# Problem description
Skip any picture you find and retype all the remaining lines exactly.

# Available data

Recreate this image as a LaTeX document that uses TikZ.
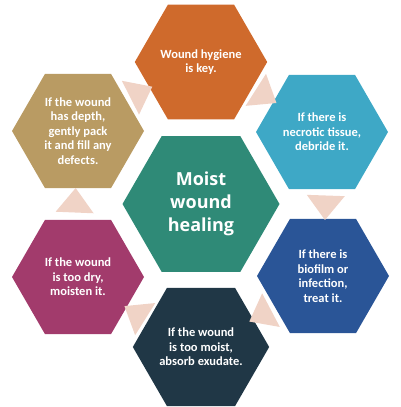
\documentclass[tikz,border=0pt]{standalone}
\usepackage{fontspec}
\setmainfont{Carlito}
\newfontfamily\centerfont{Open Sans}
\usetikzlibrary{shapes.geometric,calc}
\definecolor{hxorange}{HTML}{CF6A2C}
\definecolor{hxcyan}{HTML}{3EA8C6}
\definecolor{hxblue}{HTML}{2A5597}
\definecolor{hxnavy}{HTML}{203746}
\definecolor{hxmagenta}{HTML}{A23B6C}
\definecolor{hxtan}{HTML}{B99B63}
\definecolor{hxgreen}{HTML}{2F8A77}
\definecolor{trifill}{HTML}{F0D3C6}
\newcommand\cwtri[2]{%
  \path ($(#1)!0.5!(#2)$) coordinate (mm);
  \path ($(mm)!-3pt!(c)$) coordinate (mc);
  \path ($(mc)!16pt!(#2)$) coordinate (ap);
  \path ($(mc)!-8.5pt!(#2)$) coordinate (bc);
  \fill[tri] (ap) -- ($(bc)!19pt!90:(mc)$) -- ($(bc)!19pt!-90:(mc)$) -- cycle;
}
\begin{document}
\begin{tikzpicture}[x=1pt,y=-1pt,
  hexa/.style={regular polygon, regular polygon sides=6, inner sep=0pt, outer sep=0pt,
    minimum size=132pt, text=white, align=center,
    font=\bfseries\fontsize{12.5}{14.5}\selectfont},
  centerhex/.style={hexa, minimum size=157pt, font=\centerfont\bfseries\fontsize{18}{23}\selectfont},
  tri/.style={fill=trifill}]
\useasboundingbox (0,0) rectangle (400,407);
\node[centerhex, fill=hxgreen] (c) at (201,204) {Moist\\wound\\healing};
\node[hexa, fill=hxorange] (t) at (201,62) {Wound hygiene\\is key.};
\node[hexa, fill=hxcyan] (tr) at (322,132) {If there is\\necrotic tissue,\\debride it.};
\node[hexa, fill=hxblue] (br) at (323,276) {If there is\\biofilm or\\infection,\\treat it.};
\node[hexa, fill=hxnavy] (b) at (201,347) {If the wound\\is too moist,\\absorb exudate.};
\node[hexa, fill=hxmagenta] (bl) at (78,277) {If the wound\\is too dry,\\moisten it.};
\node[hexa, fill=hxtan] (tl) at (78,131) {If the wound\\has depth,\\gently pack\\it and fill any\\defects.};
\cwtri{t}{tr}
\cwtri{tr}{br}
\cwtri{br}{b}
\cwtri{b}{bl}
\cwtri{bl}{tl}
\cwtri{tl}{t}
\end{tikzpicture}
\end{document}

# Correct response
Recreate this image as a LaTeX document that uses TikZ.
\documentclass[tikz,border=0pt]{standalone}
\usepackage{fontspec}
\setmainfont{Carlito}
\newfontfamily\centerfont{Open Sans}
\usetikzlibrary{shapes.geometric,calc}
\definecolor{hxorange}{HTML}{CF6A2C}
\definecolor{hxcyan}{HTML}{3EA8C6}
\definecolor{hxblue}{HTML}{2A5597}
\definecolor{hxnavy}{HTML}{203746}
\definecolor{hxmagenta}{HTML}{A23B6C}
\definecolor{hxtan}{HTML}{B99B63}
\definecolor{hxgreen}{HTML}{2F8A77}
\definecolor{trifill}{HTML}{F0D3C6}
\newcommand\cwtri[2]{%
  \path ($(#1)!0.5!(#2)$) coordinate (mm);
  \path ($(mm)!-3pt!(c)$) coordinate (mc);
  \path ($(mc)!16pt!(#2)$) coordinate (ap);
  \path ($(mc)!-8.5pt!(#2)$) coordinate (bc);
  \fill[tri] (ap) -- ($(bc)!19pt!90:(mc)$) -- ($(bc)!19pt!-90:(mc)$) -- cycle;
}
\begin{document}
\begin{tikzpicture}[x=1pt,y=-1pt,
  hexa/.style={regular polygon, regular polygon sides=6, inner sep=0pt, outer sep=0pt,
    minimum size=132pt, text=white, align=center,
    font=\bfseries\fontsize{12.5}{14.5}\selectfont},
  centerhex/.style={hexa, minimum size=157pt, font=\centerfont\bfseries\fontsize{18}{23}\selectfont},
  tri/.style={fill=trifill}]
\useasboundingbox (0,0) rectangle (400,407);
\node[centerhex, fill=hxgreen] (c) at (201,204) {Moist\\wound\\healing};
\node[hexa, fill=hxorange] (t) at (201,62) {Wound hygiene\\is key.};
\node[hexa, fill=hxcyan] (tr) at (322,132) {If there is\\necrotic tissue,\\debride it.};
\node[hexa, fill=hxblue] (br) at (323,276) {If there is\\biofilm or\\infection,\\treat it.};
\node[hexa, fill=hxnavy] (b) at (201,347) {If the wound\\is too moist,\\absorb exudate.};
\node[hexa, fill=hxmagenta] (bl) at (78,277) {If the wound\\is too dry,\\moisten it.};
\node[hexa, fill=hxtan] (tl) at (78,131) {If the wound\\has depth,\\gently pack\\it and fill any\\defects.};
\cwtri{t}{tr}
\cwtri{tr}{br}
\cwtri{br}{b}
\cwtri{b}{bl}
\cwtri{bl}{tl}
\cwtri{tl}{t}
\end{tikzpicture}
\end{document}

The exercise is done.